Ayer recibimos otro correo electrónico de la escuela en que se expresaba la «preocupación» por las repetidas faltas de asistencia de Greta, pese a que tanto los médicos como los psicólogos ya habían enviado varias cartas al equipo directivo para explicar la situación.
Les informo de nuevo de las circunstancias en que nos encontramos, a lo que me responden con otro correo electrónico en el que dicen que esperan que Greta acuda a la escuela como siempre el lunes para que podamos abordar y superar «este problema».
No, Greta no irá al colegio el lunes. Lleva dos meses sin comer, y si no se produce un cambio drástico la semana que viene, la ingresarán en el hospital infantil Sachsska.
Comemos sentados en el sofá viendo un DVD de la serie Érase una vez. Hay varias temporadas y cada una dura más o menos medio período geológico. Y eso nos va bien. Necesitamos océanos de tiempo para conseguir llegar al final de cada comida.
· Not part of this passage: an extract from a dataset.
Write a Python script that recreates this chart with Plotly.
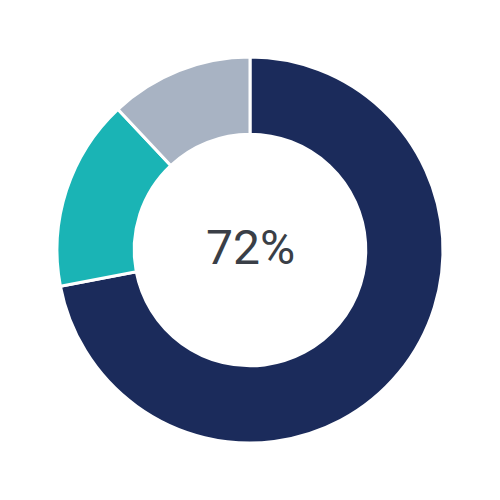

Svante cocina ñoquis. Es muy importante que la textura sea perfecta; de lo contrario, Greta no se los puede comer.
Servimos una determinada cantidad en un plato. Es un difícil juego de equilibrio, pues si ponemos demasiados, nuestra hija no come nada y si ponemos pocos, no come lo suficiente. Todo lo que consiga ingerir es, se mire por donde se mire, insuficiente; pero cada bocado, por pequeño que sea, es importante y no hay que desperdiciar nada.
Greta empieza a ordenar los ñoquis. Les da la vuelta. Los aplasta y a continuación reanuda todo el proceso. Tras veinte minutos así, se pone a comer. Lame y chupa y mordisquea un poco. Va despacio. Se acaba un capítulo de la serie. Treinta y nueve minutos. Mientras da comienzo el siguiente episodio, apuntamos los tiempos intermedios, la cantidad de bocados por capítulo, pero no decimos nada.
—Estoy llena —dice de repente—. No quiero más.
Svante y yo no nos miramos. No debemos dejar que se nos note la frustración, porque nos hemos dado cuenta de que es lo único que funciona. Hemos probado otras estrategias, todas las que puedan imaginarse.
La hemos regañado. Hemos gritado, reído, llorado. La hemos amenazado, rogado, implorado, y le hemos ofrecido todos los sobornos que nuestra imaginación ha podido inventar. Pero esto parece ser lo que mejor funciona.